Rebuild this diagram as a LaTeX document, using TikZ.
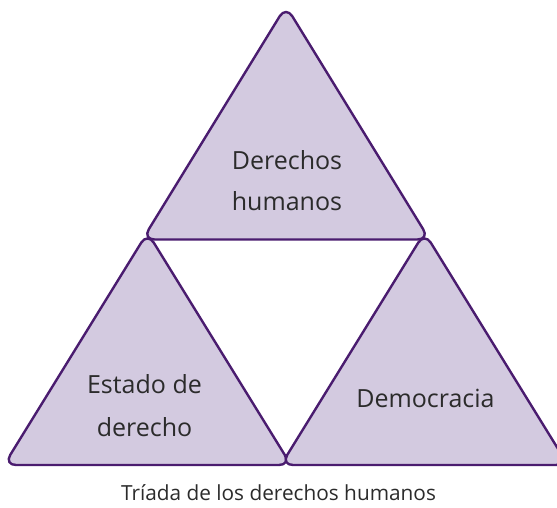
\documentclass[tikz,border=0pt]{standalone}
\usepackage{fontspec}
\setmainfont{Open Sans}
\definecolor{trifill}{HTML}{D3CAE0}
\definecolor{tridraw}{HTML}{4A1C6F}
\definecolor{txt}{HTML}{2B2B2B}
\tikzset{
  tri/.style={fill=trifill, draw=tridraw, line width=2.4pt, rounded corners=12pt, line join=round},
  lbl/.style={text=txt, font=\fontsize{25}{41}\selectfont, anchor=base, inner sep=0pt},
  captxt/.style={text=txt, font=\fontsize{20.8}{24}\selectfont, anchor=base, inner sep=0pt}
}
\begin{document}
\begin{tikzpicture}[x=1pt,y=-1pt]
\useasboundingbox (0,0) rectangle (557,508);
\clip (0,0) rectangle (557,508);
% top
\draw[tri] (286,6) -- (429.5,239.5) -- (142.5,239.5) -- cycle;
% left
\draw[tri] (147.5,232.5) -- (291,465) -- (4,465) -- cycle;
% right
\draw[tri] (424.5,232.5) -- (568,465) -- (281,465) -- cycle;
\node[lbl] (dh1) at (287,169) {Derechos};
\node[lbl] (dh2) at (287,210) {humanos};
\node[lbl] (ed1) at (144.5,393) {Estado de};
\node[lbl] (ed2) at (144.5,436) {derecho};
\node[lbl] (dem) at (425.5,407) {Democracia};
\node[captxt] (caption) at (278.5,500) {Tríada de los derechos humanos};
\end{tikzpicture}
\end{document}
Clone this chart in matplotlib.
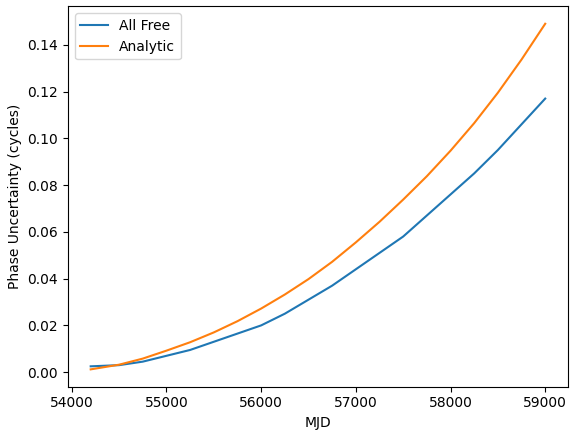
import matplotlib
matplotlib.use("Agg")
import matplotlib.pyplot as plt

# MJD grid and phase uncertainty
mjd = [54200, 54500, 54750, 55000, 55250, 55500, 55750, 56000, 56250, 56500,
       56750, 57000, 57250, 57500, 57750, 58000, 58250, 58500, 58750, 59000]
all_free = [0.0025, 0.003, 0.0045, 0.007, 0.0095, 0.013, 0.0165, 0.020, 0.025, 0.031,
            0.037, 0.044, 0.051, 0.058, 0.067, 0.076, 0.085, 0.095, 0.106, 0.117]
analytic = [0.0012, 0.0032, 0.0058, 0.0092, 0.0128, 0.017, 0.0218, 0.0272, 0.0332, 0.0398,
            0.0472, 0.0555, 0.0643, 0.0738, 0.0838, 0.0947, 0.1065, 0.1195, 0.1337, 0.1490]

fig, ax = plt.subplots(figsize=(5.76, 4.32), dpi=100)
fig.subplots_adjust(left=0.118, right=0.986, top=0.985, bottom=0.105)
ax.plot(mjd, all_free, label="All Free")
ax.plot(mjd, analytic, label="Analytic")
ax.set_xlabel("MJD")
ax.set_ylabel("Phase Uncertainty (cycles)")
ax.legend(loc="upper left")
fig.savefig("out.png")
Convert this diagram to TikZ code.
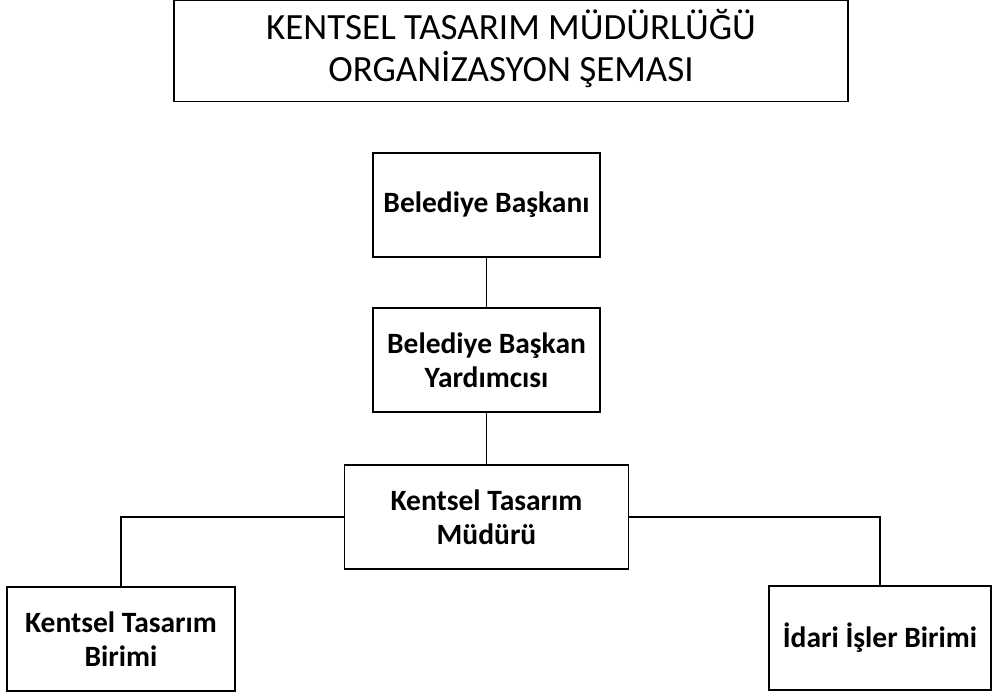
\documentclass[tikz,border=0pt]{standalone}
\usepackage{fontspec}
\setmainfont{Carlito}
\begin{document}
\begin{tikzpicture}[x=1pt,y=-1pt,
  box/.style={draw=black, line width=1.3pt, rectangle, inner sep=0pt, align=center,
    font=\bfseries\fontsize{29.5}{34}\selectfont},
  conn/.style={draw=black, line width=1.3pt}]
\useasboundingbox (0,0) rectangle (992,696);
\fill[white] (0,0) rectangle (992,696);
\node[draw=black, line width=1.3pt, inner sep=0pt, minimum width=674pt, minimum height=101pt] (title) at (511,51) {};
\node[align=center, inner sep=0pt, font=\fontsize{37}{42}\selectfont] (titletext) at (511,49)
  {KENTSEL TASARIM MÜDÜRLÜĞÜ\\ORGANİZASYON ŞEMASI};
\node[box, minimum width=227pt, minimum height=104pt] (bb) at (486.5,205) {Belediye Başkanı};
\node[box, minimum width=227pt, minimum height=104pt] (bby) at (486.5,360) {Belediye Başkan\\Yardımcısı};
\node[box, minimum width=284pt, minimum height=104pt] (ktm) at (486.5,517) {Kentsel Tasarım\\Müdürü};
\node[box, minimum width=228pt, minimum height=104pt] (ktb) at (121,639) {Kentsel Tasarım\\Birimi};
\node[box, minimum width=222pt, minimum height=104pt] (iib) at (880,638) {İdari İşler Birimi};
\draw[conn] (bb.south) -- (bby.north);
\draw[conn] (bby.south) -- (ktm.north);
\draw[conn] (ktm.west) -| (ktb.north);
\draw[conn] (ktm.east) -| (iib.north);
\end{tikzpicture}
\end{document}
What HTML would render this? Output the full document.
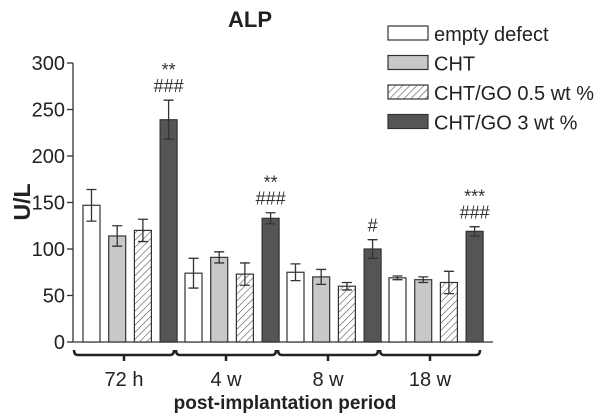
<!DOCTYPE html>
<html><head><meta charset="utf-8"><style>
html,body{margin:0;padding:0;background:#fff;}
svg{display:block;font-family:"Liberation Sans",sans-serif;}
</style></head><body>
<svg id="c" width="614" height="415" viewBox="0 0 614 415">
<defs><pattern id="hatch" width="5" height="5" patternUnits="userSpaceOnUse" patternTransform="rotate(45)"><rect width="5" height="5" fill="#fff"/><line x1="0" y1="0" x2="0" y2="5" stroke="#555" stroke-width="1.2"/></pattern></defs>
<text x="250" y="27" font-size="22" font-weight="bold" text-anchor="middle" fill="#222">ALP</text>
<text transform="translate(30,202) rotate(-90)" font-size="23" font-weight="bold" text-anchor="middle" fill="#222">U/L</text>
<text x="285" y="409" font-size="19" font-weight="bold" text-anchor="middle" fill="#222">post-implantation period</text>
<g id="axes"></g><g id="bars"></g>
<g id="legend"></g>
</svg>
<script>
const categories=["72 h","4 w","8 w","18 w"];
const seriesNames=["empty defect","CHT","CHT/GO 0.5 wt %","CHT/GO 3 wt %"];
const emptyVals=[147,74,75,69];
const chtVals=[114,91,70,67];
const go05Vals=[120,73,60,64];
const go3Vals=[239,133,100,119];
const emptyErr=[17,16,9,2];
const chtErr=[11,6,8,3];
const go05Err=[12,12,4,12];
const go3Err=[21,6,10,5];
const starLabels=["**","**","","***"];
const hashLabels=["###","###","#","###"];
const yTicks=[0,50,100,150,200,250,300];
const NS="http://www.w3.org/2000/svg";
function mk(t,a,p){const e=document.createElementNS(NS,t);for(const k in a)e.setAttribute(k,a[k]);p.appendChild(e);return e;}
const y=v=>342-v*0.93;
const x0=73,x1=493;
const gx=i=>83+i*102;
const bx=(i,s)=>gx(i)+s*25.7;
const fills=["#fff","#c8c8c8","url(#hatch)","#555"];
const vals=[emptyVals,chtVals,go05Vals,go3Vals];
const errs=[emptyErr,chtErr,go05Err,go3Err];
const ax=document.getElementById('axes');
let l=mk('line',{x1:x0,y1:y(0),x2:x1,y2:y(0),stroke:'#333','stroke-width':1.3},ax);

l=mk('line',{x1:x0,y1:y(300),x2:x0,y2:y(0),stroke:'#333','stroke-width':1.3},ax);

yTicks.forEach(v=>{
 mk('line',{x1:x0-6,y1:y(v),x2:x0,y2:y(v),stroke:'#333','stroke-width':1.3},ax);
 const t=mk('text',{x:x0-8,y:y(v)+7,'font-size':20,'text-anchor':'end',fill:'#222'},ax);
 t.textContent=v;
 
});
const bg=document.getElementById('bars');
categories.forEach((c,i)=>{
 const a=gx(i)-9,b=gx(i)+91;
 const br=mk('path',{d:`M${a} 350 Q${a} 355 ${a+4} 355 H${b-4} Q${b} 355 ${b} 350 M${(a+b)/2} 355 V361`,stroke:'#222','stroke-width':2.5,fill:'none'},bg);
 
 const t=mk('text',{x:(a+b)/2,y:386,'font-size':20,'text-anchor':'middle',fill:'#222'},bg);
 t.textContent=c;
 
 for(let s=0;s<4;s++){
  const v=vals[s][i],e=errs[s][i],X=bx(i,s);
  const r=mk('rect',{x:X,y:y(v),width:17,height:y(0)-y(v),fill:fills[s],stroke:'#333','stroke-width':1.2},bg);
  
  const cx=X+8.5;
  const eb=mk('path',{d:`M${cx} ${y(v+e)} V${y(v-e)} M${cx-5} ${y(v+e)} H${cx+5} M${cx-5} ${y(v-e)} H${cx+5}`,stroke:'#333','stroke-width':1.3,fill:'none'},bg);
  
 }
 const cx=bx(i,3)+8.5,top=y(go3Vals[i]+go3Err[i]);
 const h=mk('text',{x:cx,y:top-8,'font-size':18,'text-anchor':'middle',fill:'#333'},bg);
 h.textContent=hashLabels[i];
 
 const st=mk('text',{x:cx,y:top-24,'font-size':18,'text-anchor':'middle',fill:'#333'},bg);
 st.textContent=starLabels[i];
 
});
const lg=document.getElementById('legend');
seriesNames.forEach((n,s)=>{
 const yy=26+s*29.5;
 const r=mk('rect',{x:388,y:yy,width:40,height:14,fill:fills[s],stroke:'#333','stroke-width':1.2},lg);
 
 const t=mk('text',{x:434,y:yy+15,'font-size':20,fill:'#222'},lg);
 t.textContent=n;
 
});
</script>
</body></html>
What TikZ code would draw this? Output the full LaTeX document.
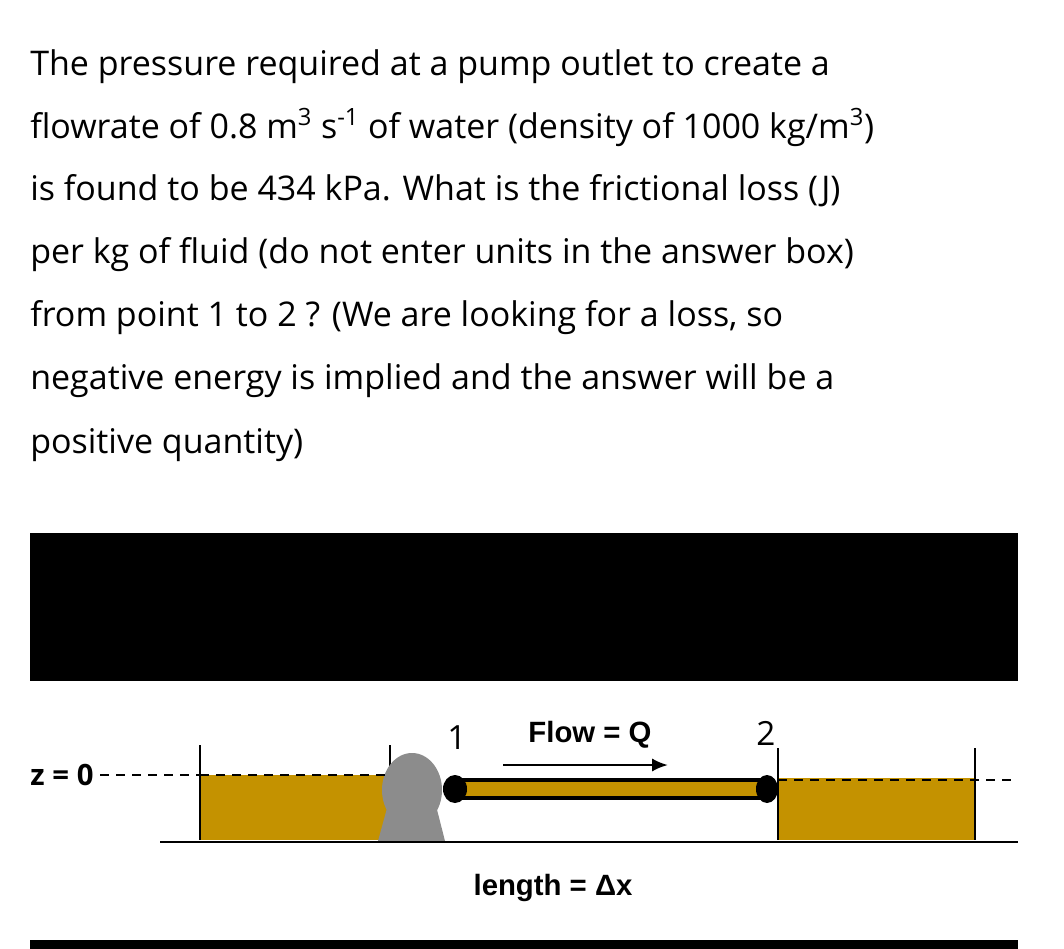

PROBLEM TO WORK ON :: Nothing but the lines from the one containing "Clone this chart in matplotlib." through the one containing "import matplotlib.pyplot as plt" should be echoed, each exactly as it stands; pictures are excluded.

TASK RESULT ::
Clone this chart in matplotlib.
import matplotlib
matplotlib.use("Agg")
import matplotlib.pyplot as plt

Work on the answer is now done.